The methods and processes described above can be included in hardware modules or apparatus. The hardware modules or apparatus can include, but are not limited to, application-specific integrated circuit (ASIC) chips, field-programmable gate arrays (FPGAs), dedicated or shared processors that execute a particular software module or a piece of code at a particular time, and other programmable-logic devices now known or later developed. When the hardware modules or apparatus are activated, they perform the methods and processes included within them.

The foregoing description is presented to enable any person skilled in the art to make and use the aspects and examples and is provided in the context of a particular application and its requirements. Various modifications to the disclosed aspects will be readily apparent to those skilled in the art, and the general principles defined herein may be applied to other aspects and applications without departing from the spirit and scope of the present disclosure. Thus, the aspects described herein are not limited to the aspects shown but are to be accorded the widest scope consistent with the principles and features disclosed herein.
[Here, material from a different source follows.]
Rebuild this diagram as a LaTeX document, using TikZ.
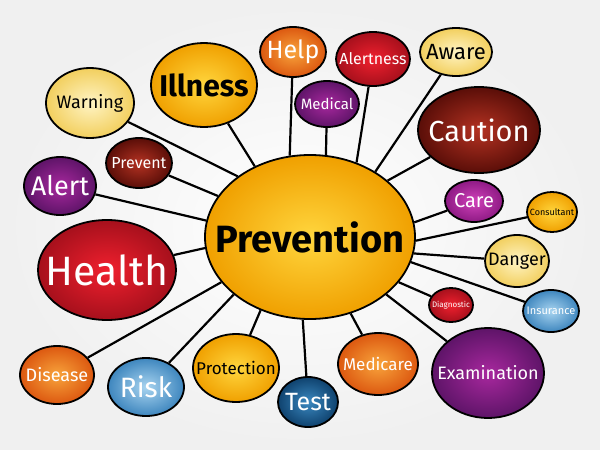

Furthermore, the foregoing descriptions of aspects have been presented for purposes of illustration and description only. They are not intended to be exhaustive or to limit the aspects described herein to the forms disclosed. Accordingly, many modifications and variations will be apparent to practitioners skilled in the art. Additionally, the above disclosure is not intended to limit the aspects described herein. The scope of the aspects described herein is defined by the appended claims.